Oh, this is very common practice in both directions. Sometimes a writer will take on a character as well, using “me” when its actually someone else. And that character could be a real person or quite frequently an amalgamation of people and experiences both real or concocted. Sometimes topics can feel a little too personal while they also feel relevant and powerful to write about and share so a new character is born of necessity. And of course, sometimes the most potent way to express this seems to be to keep it personal and use “me” when I mean “me” and yet the situation may not be 100% literal or accurate to the source. I mean, don’t let the truth get in the way of a good story, eh? The most important thing is to find what best serves the song, how the intention of the piece will be conveyed most effectively.
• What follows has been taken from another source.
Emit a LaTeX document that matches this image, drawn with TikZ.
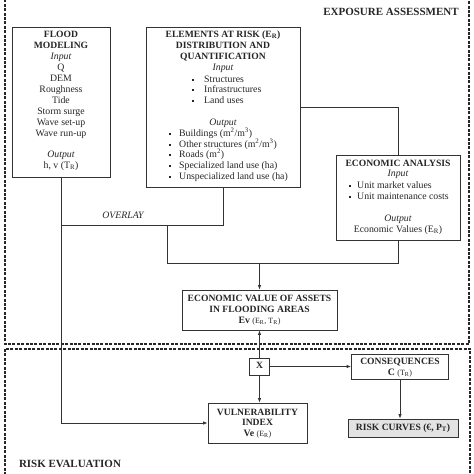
\documentclass[tikz,border=0pt]{standalone}
\usepackage{fontspec}
\setmainfont{Liberation Serif}
\usetikzlibrary{arrows.meta}
\begin{document}
\begin{tikzpicture}[x=1pt,y=-1pt,
  box/.style={draw=black!80, line width=0.8pt, inner sep=0pt, fill=white},
  zone/.style={draw=black!85, line width=1.2pt, dash pattern=on 3pt off 1.4pt},
  txt/.style={inner sep=0pt, anchor=mid, font=\fontsize{9.8}{10}\selectfont, text=black!85},
  ltxt/.style={txt, anchor=mid west},
  hd/.style={txt, font=\fontsize{9.6}{10}\selectfont\bfseries},
  it/.style={txt, font=\fontsize{9.8}{10}\selectfont\itshape},
  ttl/.style={inner sep=0pt, anchor=mid, font=\fontsize{11}{12}\selectfont\bfseries, text=black!85},
  conn/.style={draw=black!80, line width=0.8pt},
  arr/.style={conn, -{Latex[length=4.5pt,width=3.5pt]}},
  bul/.style={fill=black!85, inner sep=0pt, minimum size=2.4pt}
]
\useasboundingbox (0,0) rectangle (474,474);
% zones
\draw[zone] (5,-5) rectangle (469,344);
\draw[zone] (5,349) rectangle (470,480);
\node[ttl] (expt) at (391,13) {EXPOSURE ASSESSMENT};
\node[ttl] (riskt) at (70,465) {RISK EVALUATION};

% boxes
\node[box, minimum width=98pt, minimum height=150pt] (flood) at (61,102) {};
\node[box, minimum width=154pt, minimum height=160pt] (elem) at (223,107) {};
\node[box, minimum width=124pt, minimum height=85pt] (econ) at (398,197.5) {};
\node[box, minimum width=155pt, minimum height=40pt] (ev) at (259.5,310) {};
\node[box, minimum width=20pt, minimum height=17pt] (x) at (259.5,366.5) {};
\node[box, minimum width=99pt, minimum height=40pt] (vul) at (257.5,423) {};
\node[box, minimum width=97pt, minimum height=25pt] (cons) at (400,366.5) {};
\node[box, fill=gray!22, minimum width=110pt, minimum height=18pt] (risk) at (403,428) {};

% flood text
\node[hd] (f1) at (61,35) {FLOOD};
\node[hd] (f2) at (61,46) {MODELING};
\node[it] (f3) at (61,57) {Input};
\node[txt] (f4) at (61,68) {Q};
\node[txt] (f5) at (61,79) {DEM};
\node[txt] (f6) at (61,90) {Roughness};
\node[txt] (f7) at (61,101) {Tide};
\node[txt] (f8) at (61,112) {Storm surge};
\node[txt] (f9) at (61,123) {Wave set-up};
\node[txt] (f10) at (61,134) {Wave run-up};
\node[it] (f11) at (61,155) {Output};
\node[txt] (f12) at (61,166) {h, v (T\textsubscript{R})};

% elements text
\node[hd] (e1) at (223,35) {ELEMENTS AT RISK (E\textsubscript{R})};
\node[hd] (e2) at (223,46) {DISTRIBUTION AND};
\node[hd] (e3) at (223,57) {QUANTIFICATION};
\node[it] (e4) at (223,68) {Input};
\foreach \y/\t [count=\i] in {80/Structures,90/Infrastructures,101/Land uses}{
  \node[bul] (eb\i) at (193,\y) {};
  \node[ltxt] (ei\i) at (204,\y) {\t};
}
\node[it] (e5) at (223,123) {Output};
\foreach \y/\t [count=\i] in {134/{Buildings (m\textsuperscript{2}/m\textsuperscript{3})},145/{Other structures (m\textsuperscript{2}/m\textsuperscript{3})},155/{Roads (m\textsuperscript{2})},166/{Specialized land use (ha)},177/{Unspecialized land use (ha)}}{
  \node[bul] (ob\i) at (170,\y) {};
  \node[ltxt] (eo\i) at (179,\y) {\t};
}

% economic analysis text
\node[hd] (c1) at (398,164) {ECONOMIC ANALYSIS};
\node[it] (c2) at (398,174) {Input};
\foreach \y/\t [count=\i] in {186/Unit market values,197/Unit maintenance costs}{
  \node[bul] (cb\i) at (350,\y) {};
  \node[ltxt] (ci\i) at (357,\y) {\t};
}
\node[it] (c3) at (398,219) {Output};
\node[txt] (c4) at (398,230) {Economic Values (E\textsubscript{R})};

% ev text
\node[hd] (v1) at (259.5,299) {ECONOMIC VALUE OF ASSETS};
\node[hd] (v2) at (259.5,310) {IN FLOODING AREAS};
\node[txt] (v3) at (259.5,321) {\textbf{Ev} {\fontsize{8}{9}\selectfont(E\textsubscript{R}, T\textsubscript{R})}};

\node[hd] (xt) at (x) {X};

\node[hd] (u1) at (257.5,413) {VULNERABILITY};
\node[hd] (u2) at (257.5,423.5) {INDEX};
\node[txt] (u3) at (257.5,434) {\textbf{Ve} {\fontsize{8}{9}\selectfont(E\textsubscript{R})}};

\node[hd] (s1) at (400,362) {CONSEQUENCES};
\node[txt] (s2) at (400,373) {\textbf{C} {\fontsize{8}{9}\selectfont(T\textsubscript{R})}};

\node[hd] (r1) at (risk) {RISK CURVES (€, P\textsubscript{T})};

\node[it] (ovt) at (123,216) {OVERLAY};

% connectors
\coordinate (ovl) at (61,225);
\coordinate (j1) at (167,225);
\coordinate (j2) at (167,263.5);
\draw[arr] (flood.south) |- (vul.west);
\draw[conn] (elem.south) |- (ovl);
\draw[conn] (j1) -- (j2) -| (econ.south);
\draw[arr] (ev.north |- j2) -- (ev.north);
\draw[conn] (elem.east) -| (econ.north);
\draw[arr] (x.north) -- (x.north |- ev.south);
\draw[arr] (x.south) -- (x.south |- vul.north);
\draw[arr] (x.east) -- (x.east -| cons.west);
\draw[arr] (cons.south) -- (cons.south |- risk.north);
\end{tikzpicture}
\end{document}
What other art forms — literature, film, dance, painting, etc. — inform your music?
I think it’s fair to say literature is the largest non-music art form that influences our music. While we have both always pursued musicianship, developing our technique and skill set, learning bluegrass and old time fiddle tunes, etc., we are songwriters first and musicianship is largely part of that toolbox. If someone were to deep dive into our lyricism they would likely find a lot of sampling and referencing of whoever we were reading or moved by at the time. And further, our styles are pretty influenced by writers as well. The playful word and phrase bending of e.e. cummings, the literary landscape paintings of Steinbeck, the psychospiritual paradigm twisting of Thich Nhat Hanh, to name a few.
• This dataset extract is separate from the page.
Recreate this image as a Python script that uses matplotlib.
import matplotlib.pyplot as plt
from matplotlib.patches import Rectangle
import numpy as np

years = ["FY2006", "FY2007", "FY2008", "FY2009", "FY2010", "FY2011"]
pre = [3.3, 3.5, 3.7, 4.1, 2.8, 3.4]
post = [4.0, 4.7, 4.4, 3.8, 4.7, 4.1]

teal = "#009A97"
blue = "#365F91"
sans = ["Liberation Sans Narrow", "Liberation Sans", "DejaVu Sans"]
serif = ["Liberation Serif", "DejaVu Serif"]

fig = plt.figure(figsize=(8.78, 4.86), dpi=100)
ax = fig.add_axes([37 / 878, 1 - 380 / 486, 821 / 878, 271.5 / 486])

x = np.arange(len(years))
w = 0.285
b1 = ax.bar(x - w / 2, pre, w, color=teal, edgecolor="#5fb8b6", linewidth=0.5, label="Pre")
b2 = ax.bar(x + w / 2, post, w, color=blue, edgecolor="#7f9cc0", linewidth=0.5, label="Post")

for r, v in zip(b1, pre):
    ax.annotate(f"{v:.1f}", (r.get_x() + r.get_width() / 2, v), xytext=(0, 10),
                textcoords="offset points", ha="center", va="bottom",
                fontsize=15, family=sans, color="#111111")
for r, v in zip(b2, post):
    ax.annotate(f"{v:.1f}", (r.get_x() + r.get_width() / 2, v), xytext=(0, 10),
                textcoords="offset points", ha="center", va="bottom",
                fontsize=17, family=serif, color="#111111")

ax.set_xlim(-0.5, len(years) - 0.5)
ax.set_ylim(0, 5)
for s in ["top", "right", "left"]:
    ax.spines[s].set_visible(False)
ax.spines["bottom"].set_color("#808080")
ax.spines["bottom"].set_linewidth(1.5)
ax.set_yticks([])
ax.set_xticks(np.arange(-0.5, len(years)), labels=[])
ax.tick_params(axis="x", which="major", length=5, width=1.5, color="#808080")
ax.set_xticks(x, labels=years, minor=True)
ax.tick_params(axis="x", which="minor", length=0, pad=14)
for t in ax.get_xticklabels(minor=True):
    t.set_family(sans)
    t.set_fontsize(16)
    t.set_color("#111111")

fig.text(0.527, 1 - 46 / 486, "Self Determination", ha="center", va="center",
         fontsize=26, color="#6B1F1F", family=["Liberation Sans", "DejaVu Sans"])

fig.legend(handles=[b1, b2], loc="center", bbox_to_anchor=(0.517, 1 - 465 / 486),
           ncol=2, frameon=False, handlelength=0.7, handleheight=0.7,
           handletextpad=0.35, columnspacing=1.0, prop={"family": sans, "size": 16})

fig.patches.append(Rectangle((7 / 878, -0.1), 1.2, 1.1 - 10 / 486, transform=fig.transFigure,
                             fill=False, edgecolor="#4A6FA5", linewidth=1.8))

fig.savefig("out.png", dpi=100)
If you had to write a mission statement for your career, what would it be?
It’s truly a blessing to find good work, to do something that feels important to both yourself and for others. On a personal level, we get to create these little tools that we can return to over time. Little devices we can process things through, both intellectually and emotionally. If a song doesn’t seem to be serving us (we’re not feeling it) it tends to gradually slink out of the set list. If it’s a song that has spent a lot of time with us there is probably a reason for that and these songs will likely return to rotation later with a whole new set of meanings and associations. The great bonus of this craft is that other people get to use them as well. Listening to a record can transport you to somewhere you didn’t know you needed to go, somewhere you forgot was there, somewhere you’ve been trying to figure out how to access. And in a live performance we all get to do that together, everyone on their own trip but also sharing the space and time with each other (a wonderful social experience for introverts! Ha!).
What rituals do you have, either in the studio or before a show?
Whenever possible I love to wash my hands before playing instruments, especially before a concert. There is something resetting and care-taking about it.
Which elements of nature do you spend the most time with and how do those impact your work?
A significant part of being a writer is spending time not writing, or at least not making anything, maybe thinking about writing, maybe not at all, maybe not even identifying as a writer for a while, maybe collecting notes from an overheard conversation or trying to describe the wind just for fun, or maybe just being quiet for a few days.
Kendl spends a lot of time hiking the Cascade and Olympic mountains and running through the densely forested parks of Olympia. I seem to frequently find myself living in the woods or an otherwise rough-and-tumble environment where you might need to walk fifty yards to do your business or cook and it’s quiet and the elements have a say in the flow of your day.
I think these influences can be both heard and intuited in our music. Place names will find their way into our stories, critters and plants, a sense of awe or isolation or reverence or a passing conversation with the colors and smells of a quiet dawn.